Woodland Hills Personal injury attorney Barry P. Goldberg has seen insurer trends over the past three decades of representing injury victims. Early in his days of practice, insurers often utilized the “Drop Check” to attempt to side track negotiation and to settle cases cheaply and quickly. The “Drop Check” is a tactic whereby the insurer seizes on the perceived need (or greed) of the accident claimant by simply handing them a check, mailing them a check or “dropping a check off” (that’s where the tactic got its name!) Regrettably, we are seeing more and more “Drop Check” cases and we expect this trend to increase even more during the Holidays when financial need is the strongest.
We see this tactic most frequently when there is clear liability, significant impact and “pre-lawyer” hiring. Most insurers do a fairly decent job of settling the property damage claims quickly. In that discussion process, an accident victim may state that they need medical attention but do not have the financial resources to see a doctor. The insurance adjuster uses a little sleight of hand and tells the accident victim that a check for between $1,000 and $3,000 can be issued immediately and then the victim can seek his or her own medical care. Usually, a victim does not realize that it is in return for a full release.
Another particularly insidious “Drop Check” scenario that has come on the scene is that the insurer will simply “transfer” money into the victim’s checking account. If the victim uses the money or a significant time passes, the insurer contends that this constitutes a “binding settlement.” I was recently consulted in a serious case and it was a major insurer that was attempting to utilize this new form of “Drop Check.” When I spoke to the claims supervisor to ask whether the victim could use this money without a signed release, he said that the insurer would consider this a “binding settlement!” I immediately returned the money to the insurer on the client’s behalf. As it turned out, the case may be worth some 50 to 100 times the amount “Dropped” into the victim’s account.
Finally, on more standard auto cases, we are seeing insurers do an “initial” evaluation of a bodily injury claim and simply sending the amount of their first “offer” in a check along with a release. The insurer is banking on the attorney to “lose track of the case, and forward the release to the client and deposit the check as soon as possible. The insurer may insinuate that this will be the only offer. The insurer may also be counting on both the attorney’s greed and the client’s pressing financial need. We see these “Drop Checks” in particular just before Christmas. Do not try to convince me that this is a coincidence!

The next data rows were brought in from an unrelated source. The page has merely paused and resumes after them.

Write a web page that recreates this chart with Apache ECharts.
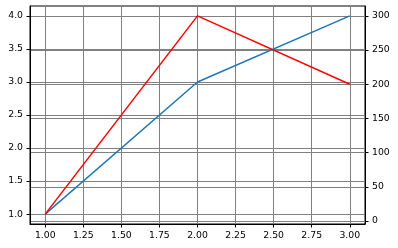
<!DOCTYPE html>
<html>
<head>
<meta charset="utf-8">
<script src="https://cdn.jsdelivr.net/npm/echarts@6/dist/echarts.min.js"></script>
<style>
  html, body { margin: 0; padding: 0; background: #fff; }
  #main { width: 398px; height: 248px; }
</style>
</head>
<body>
<div id="main"></div>
<script>
// data
var xValues = [1, 2, 3];
var blueValues = [1, 3, 4];        // left axis
var redValues = [10, 300, 200];    // right axis

var xTicks = [1, 1.25, 1.5, 1.75, 2, 2.25, 2.5, 2.75, 3];
var leftTicks = [1, 1.5, 2, 2.5, 3, 3.5, 4];
var rightTicks = [0, 50, 100, 150, 200, 250, 300];

var chart = echarts.init(document.getElementById('main'));

var labelStyle = { color: '#000', fontSize: 9.3, fontFamily: 'DejaVu Sans' };
var tickStyle = { show: true, inside: false, length: 3.5, lineStyle: { color: '#000', width: 1 } };
var gridLine = { show: true, lineStyle: { color: '#808080', width: 1 } };

var option = {
  backgroundColor: '#fff',
  animation: false,
  grid: {
    left: 30, top: 6, width: 335, height: 218,
    show: true, borderColor: '#000', borderWidth: 1, backgroundColor: 'transparent'
  },
  xAxis: {
    type: 'value', min: 0.9, max: 3.1,
    axisLine: { show: true, onZero: false, lineStyle: { color: '#000', width: 1 } },
    axisTick: Object.assign({ customValues: xTicks }, tickStyle),
    axisLabel: Object.assign({ customValues: xTicks, margin: 7,
      formatter: function (v) { return v.toFixed(2); } }, labelStyle),
    splitLine: gridLine
  },
  yAxis: [
    {
      type: 'value', min: 0.85, max: 4.15, position: 'left',
      axisLine: { show: true, lineStyle: { color: '#000', width: 1 } },
      axisTick: Object.assign({ customValues: leftTicks }, tickStyle),
      axisLabel: Object.assign({ customValues: leftTicks, margin: 7,
        formatter: function (v) { return v.toFixed(1); } }, labelStyle),
      splitLine: gridLine
    },
    {
      type: 'value', min: -4.5, max: 314.5, position: 'right',
      axisLine: { show: true, lineStyle: { color: '#000', width: 1 } },
      axisTick: Object.assign({ customValues: rightTicks }, tickStyle),
      axisLabel: Object.assign({ customValues: rightTicks, margin: 7,
        formatter: function (v) { return String(Math.round(v)); } }, labelStyle),
      splitLine: gridLine
    }
  ],
  series: [
    {
      type: 'line', yAxisIndex: 0, showSymbol: false, symbol: 'none',
      lineStyle: { color: '#1f77b4', width: 1.5 },
      data: xValues.map(function (x, i) { return [x, blueValues[i]]; })
    },
    {
      type: 'line', yAxisIndex: 1, showSymbol: false, symbol: 'none',
      lineStyle: { color: '#ff0000', width: 1.5 },
      data: xValues.map(function (x, i) { return [x, redValues[i]]; })
    }
  ]
};

chart.setOption(option);
</script>
</body>
</html>
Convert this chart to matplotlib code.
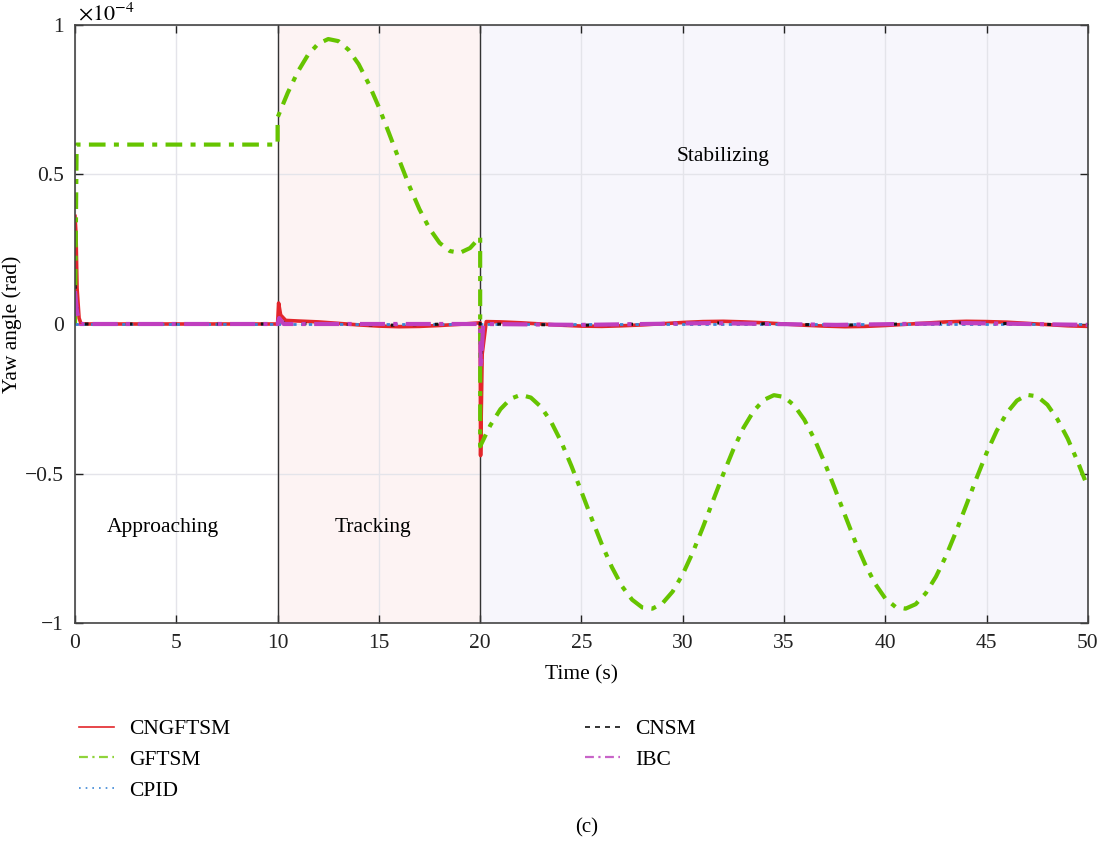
import matplotlib
matplotlib.use("Agg")
import matplotlib.pyplot as plt
from matplotlib.lines import Line2D

plt.rcParams['font.family'] = ['Liberation Serif', 'DejaVu Serif']
plt.rcParams['mathtext.fontset'] = 'stix'

# yaw angle in units of 1e-4 rad
t_gftsm = [0, 0.08, 10, 10,
           10.5, 11, 11.5, 12, 12.5, 13, 13.5, 14, 14.5, 15, 15.5, 16, 16.5,
           17, 17.5, 18, 18.5, 19, 19.5, 20, 20,
           20.5, 21, 21.5, 22, 22.5, 23, 23.5, 24, 24.5, 25, 25.5, 26, 26.5,
           27, 27.5, 28, 28.5, 29, 29.5, 30, 30.5, 31, 31.5, 32, 32.5, 33,
           33.5, 34, 34.5, 35, 35.5, 36, 36.5, 37, 37.5, 38, 38.5, 39, 39.5,
           40, 40.5, 41, 41.5, 42, 42.5, 43, 43.5, 44, 44.5, 45, 45.5, 46,
           46.5, 47, 47.5, 48, 48.5, 49, 49.5, 50]
y_gftsm = [0.0, 0.6, 0.6, 0.691,
           0.773, 0.844, 0.900, 0.937, 0.953, 0.946, 0.917, 0.869, 0.803,
           0.725, 0.638, 0.549, 0.462, 0.384, 0.319, 0.271, 0.244, 0.238,
           0.254, 0.291, -0.409,
           -0.339, -0.285, -0.250, -0.237, -0.246, -0.277, -0.327, -0.394,
           -0.474, -0.561, -0.650, -0.736, -0.813, -0.877, -0.922, -0.948,
           -0.952, -0.934, -0.895, -0.837, -0.763, -0.679, -0.590, -0.502,
           -0.419, -0.347, -0.291, -0.254, -0.238, -0.244, -0.272, -0.320,
           -0.385, -0.463, -0.549, -0.638, -0.725, -0.803, -0.869, -0.918,
           -0.946, -0.952, -0.937, -0.900, -0.845, -0.775, -0.693, -0.605,
           -0.516, -0.431, -0.357, -0.297, -0.256, -0.237, -0.242, -0.270,
           -0.319, -0.383, -0.461, -0.547]

t_cngftsm = [0, 0.05, 0.1, 0.2, 0.3, 10, 10.05, 10.15, 10.4, 11, 12, 13, 14,
             15, 16, 17, 18, 19, 20, 20.02, 20.1, 20.3, 21, 22, 23, 24, 25,
             26, 27, 28, 29, 30, 31, 32, 33, 34, 35, 36, 37, 38, 39, 40, 41,
             42, 43, 44, 45, 46, 47, 48, 49, 50]
y_cngftsm = [0.36, 0.3, 0.12, 0.02, 0.0, 0.0, 0.07, 0.03, 0.012, 0.01,
             0.007, 0.002, -0.003, -0.007, -0.009, -0.008, -0.005, -0.001,
             0.004, -0.44, -0.1, 0.008, 0.007, 0.004, 0.0, -0.004, -0.007,
             -0.008, -0.006, -0.003, 0.001, 0.005, 0.008, 0.009, 0.007,
             0.004, 0.0, -0.004, -0.007, -0.009, -0.008, -0.005, -0.001,
             0.003, 0.007, 0.009, 0.008, 0.006, 0.002, -0.002, -0.006,
             -0.008]

t_cpid = [0, 50]
y_cpid = [0.0, 0.0]

t_cnsm = [0, 0.1, 0.25, 10, 10.1, 10.4, 15.5, 20, 20.03, 20.15, 25, 31.3,
          37.6, 44, 50]
y_cnsm = [0.13, 0.05, 0.0, 0.0, 0.01, 0.002, -0.004, 0.002, -0.12, 0.0,
          -0.004, 0.004, -0.004, 0.004, -0.004]

t_ibc = [0, 0.1, 0.25, 10, 10.08, 10.3, 20, 20.03, 20.15, 25, 31.3, 37.6,
         44, 50]
y_ibc = [0.11, 0.04, 0.0, 0.0, 0.02, 0.0, 0.0, -0.15, 0.0, -0.003, 0.003,
         -0.003, 0.003, -0.003]

phase_edges = [0, 10, 20, 50]
phase_names = ["Approaching", "Tracking", "Stabilizing"]
phase_label_x = [4.35, 14.7, 32.0]
phase_label_y = [-0.68, -0.68, 0.56]

c_red = '#e3262b'
c_green = '#66c400'
c_blue = '#3b86d6'
c_black = '#111111'
c_mag = '#bf3fbf'

fig = plt.figure(figsize=(11, 8.41), dpi=100)
ax = fig.add_axes([0.0682, 0.2592, 0.9208, 0.7111])

ax.axvspan(phase_edges[1], phase_edges[2], color='#fdf3f3', zorder=0, lw=0)
ax.axvspan(phase_edges[2], phase_edges[3], color='#f7f6fc', zorder=0, lw=0)
ax.grid(True, color='#e4e4ea', lw=1.0, zorder=0.5)
ax.set_axisbelow(True)
for x in phase_edges[1:3]:
    ax.axvline(x, color='#333333', lw=1.0, zorder=1.5)

ax.plot(t_cngftsm, y_cngftsm, color=c_red, lw=2.6, zorder=2)
ax.plot(t_gftsm, y_gftsm, color=c_green, lw=3.0, dashes=(4, 2, 1.2, 2),
        zorder=2.1)
ax.plot(t_cpid, y_cpid, color=c_blue, lw=2.0, dashes=(1.2, 1.6), zorder=2.2)
ax.plot(t_cnsm, y_cnsm, color=c_black, lw=2.2, dashes=(1.2, 6), zorder=2.3)
ax.plot(t_ibc, y_ibc, color=c_mag, lw=3.0, dashes=(6, 2, 1, 2), zorder=2.4)

for name, x, y in zip(phase_names, phase_label_x, phase_label_y):
    ax.text(x, y, name, ha='center', va='center', fontsize=15.5)

ax.set_xlim(0, 50)
ax.set_ylim(-1, 1)
ax.set_xticks(range(0, 51, 5))
ax.set_yticks([-1, -0.5, 0, 0.5, 1])
ax.set_yticklabels(['\u22121', '\u22120.5', '0', '0.5', '1'])
ax.tick_params(direction='in', top=True, right=True, length=6, width=1,
               labelsize=15.5, colors='#222222', pad=8)
for s in ax.spines.values():
    s.set_color('#444444')
    s.set_linewidth(1.2)

ax.set_xlabel("Time (s)", fontsize=15.5, labelpad=9)
ax.set_ylabel("Yaw angle (rad)", fontsize=15.5)
ax.yaxis.set_label_coords(-0.052, 0.5)
fig.text(0.071, 0.997, r'$\times10^{-4}$', fontsize=16, ha='left', va='top')

h1 = [Line2D([], [], color=c_red, lw=1.2),
      Line2D([], [], color='#8fd33a', lw=1.6, dashes=(4, 2, 1, 2)),
      Line2D([], [], color=c_blue, lw=1.2, dashes=(1, 3))]
h2 = [Line2D([], [], color=c_black, lw=1.2, dashes=(3, 3)),
      Line2D([], [], color='#c864c8', lw=1.6, dashes=(4, 2, 1, 2))]
leg_kw = dict(frameon=False, fontsize=15.5, handlelength=1.6,
              handletextpad=0.7, labelspacing=0.5, borderaxespad=0,
              borderpad=0)
fig.legend(h1, ["CNGFTSM", "GFTSM", "CPID"], loc='upper left',
           bbox_to_anchor=(0.072, 0.145), **leg_kw)
fig.legend(h2, ["CNSM", "IBC"], loc='upper left',
           bbox_to_anchor=(0.532, 0.145), **leg_kw)

fig.text(0.5336, 0.016, "(c)", ha='center', va='center', fontsize=15)

fig.savefig("out.png", dpi=100)
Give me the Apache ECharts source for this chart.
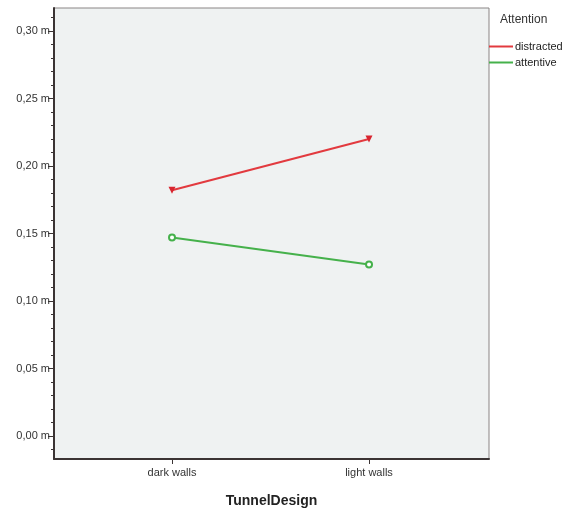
<!DOCTYPE html>
<html><head><meta charset="utf-8">
<script src="https://cdn.jsdelivr.net/npm/echarts@6/dist/echarts.min.js"></script>
<style>html,body{margin:0;padding:0;background:#fff}#c{width:571px;height:513px}</style>
</head><body><div id="c"></div>
<script>
var categories = ['dark walls', 'light walls'];
var seriesNames = ['distracted', 'attentive'];
var distracted = [0.182, 0.220];
var attentive = [0.147, 0.127];
var yTicks = [0, 0.05, 0.10, 0.15, 0.20, 0.25, 0.30];
var yMinorTicks = [-0.01,0.01,0.02,0.03,0.04,0.06,0.07,0.08,0.09,0.11,0.12,0.13,0.14,0.16,0.17,0.18,0.19,0.21,0.22,0.23,0.24,0.26,0.27,0.28,0.29,0.31];

var chart = echarts.init(document.getElementById('c'), null, {renderer:'canvas'});
function pts(arr){ return arr.map(function(v,i){ return [i, v]; }); }
var axisColor = '#3b3434';
var option = {
  animation: false,
  backgroundColor: '#ffffff',
  textStyle: { fontFamily: 'Liberation Sans, Arial, sans-serif' },
  grid: { left: 54, right: 82, top: 8, bottom: 51, show: true, backgroundColor: '#eff2f2', borderColor: '#8a8585', borderWidth: 1 },
  legend: {
    orient: 'vertical', left: 489, top: 41, itemGap: 5, itemWidth: 24, itemHeight: 2, icon: 'rect', padding: 0,
    data: [{ name: seriesNames[0], itemStyle: { color: '#e23a3f', borderWidth: 0 } },
           { name: seriesNames[1], itemStyle: { color: '#45b14b', borderWidth: 0 } }],
    textStyle: { fontSize: 11, color: '#222', padding: [0,0,0,-3] }
  },
  graphic: [{ type: 'text', left: 500, top: 14, style: { text: 'Attention', fontSize: 12, fill: '#333', fontFamily: 'Liberation Sans, Arial, sans-serif' } }],
  xAxis: {
    type: 'value', min: -0.599, max: 1.609,
    name: 'TunnelDesign', nameLocation: 'middle', nameGap: 35,
    nameTextStyle: { fontSize: 14, fontWeight: 'bold', color: '#222' },
    splitLine: { show: false },
    axisLine: { onZero: false, lineStyle: { color: axisColor, width: 2 } },
    axisTick: { show: true, length: 5, customValues: [0, 1], lineStyle: { color: axisColor } },
    axisLabel: { customValues: [0, 1], fontSize: 11, color: '#333', margin: 8,
      formatter: function(v){ return categories[Math.round(v)] || ''; } }
  },
  yAxis: [{
    type: 'value', min: -0.017, max: 0.317,
    splitLine: { show: false },
    axisLine: { show: true, onZero: false, lineStyle: { color: axisColor, width: 2 } },
    axisTick: { show: true, length: 6, customValues: yTicks, lineStyle: { color: axisColor } },
    axisLabel: { customValues: yTicks, fontSize: 11, color: '#333', margin: 4,
      formatter: function(v){ return v.toFixed(2).replace('.', ',') + ' m'; } }
  }, {
    type: 'value', min: -0.017, max: 0.317, position: 'left',
    splitLine: { show: false },
    axisLine: { show: false, onZero: false },
    axisTick: { show: true, length: 3, customValues: yMinorTicks, lineStyle: { color: axisColor } },
    axisLabel: { show: false }
  }],
  series: [{
    name: seriesNames[0], type: 'line', data: pts(distracted),
    color: '#e23a3f', lineStyle: { width: 2, color: '#e23a3f' }, symbol: 'triangle', symbolRotate: 180, symbolSize: 7,
    itemStyle: { color: '#d8252f' }
  }, {
    name: seriesNames[1], type: 'line', data: pts(attentive),
    color: '#45b14b', lineStyle: { width: 2, color: '#45b14b' }, symbol: 'emptyCircle', symbolSize: 6,
    itemStyle: { color: '#45b14b', borderWidth: 1 }
  }]
};
chart.setOption(option);
</script></body></html>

If faced with a “Drop Check”, my advice is to send it back to the insurer immediately with a strongly worded response that the offer is rejected and that the tactic probably violates Insurance Code section 790.03(h) and will be reported to the Insurance Commissioner as an unfair claims tactic. Most accident victims will benefit by having an aggressive advocate and by receiving full and fair compensation rather falling for the ‘Drop Check” tactic used by unscrupulous insurers!